Comprehensive Analysis
Aluula Composites' business model revolves around the design, development, and manufacturing of a unique, high-performance composite material. The company's core technology involves a patented fusion process that bonds technical films to a core fabric without using heavy glues, resulting in materials that are exceptionally lightweight, strong, and durable. Its primary revenue source is the sale of these composite materials to business customers (B2B) who incorporate them into finished products. Currently, its main market is in the high-performance sports and outdoor recreation sectors, such as kitesurfing, wing foiling, and technical packs, where the material's properties offer a distinct performance advantage.

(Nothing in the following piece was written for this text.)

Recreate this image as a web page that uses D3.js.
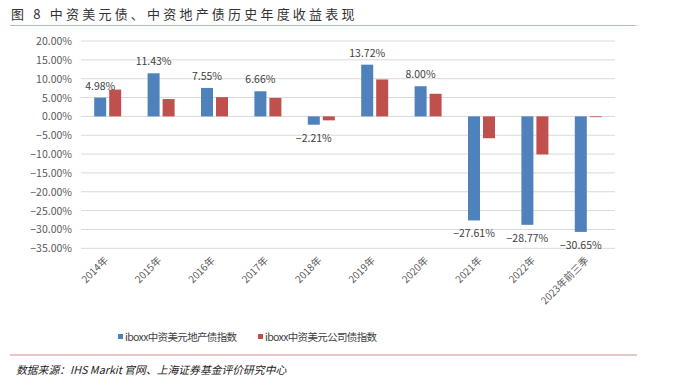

The company generates revenue through direct sales of its material rolls. Key cost drivers include raw materials (specialty polymers and films), research and development to create new material variants, and significant capital investment to scale up its proprietary manufacturing process. Within the value chain, Aluula operates as a specialty upstream supplier, aiming to establish itself as a premium 'ingredient brand'—similar to Gore-Tex or Dyneema—where the end consumer seeks out products specifically made with its material. Its success depends on convincing brand partners that the premium cost of its material can be justified by superior product performance and command a higher retail price.
From a competitive standpoint, Aluula's moat is currently very narrow and fragile, based almost entirely on its intellectual property and proprietary manufacturing process. It has not yet achieved the key durable advantages that characterize its competitors. Brand strength is nascent and limited to niche sports communities. It has no economies of scale; in fact, it faces diseconomies as it spends heavily to increase capacity. Switching costs for its current customers are relatively low compared to the aerospace industry, and it has no significant regulatory barriers working in its favor. It must compete against behemoths like DuPont (Kevlar), Hexcel, and DSM (Dyneema), who possess immense moats built on global scale, decades of trust, deep integration into supply chains, and high regulatory hurdles.
Aluula's primary strength is its potentially disruptive technology. Its greatest vulnerabilities are its complete dependence on this single technology's market acceptance, its high cash burn rate, and the monumental challenge of penetrating conservative industries like defense and aerospace. The company's long-term resilience is highly uncertain and is contingent on its ability to cross the chasm from a niche supplier to a widely adopted material standard. Without achieving significant scale and locking in customers in high-stakes applications, its current competitive edge remains tenuous and susceptible to being replicated or bypassed by larger, better-funded rivals.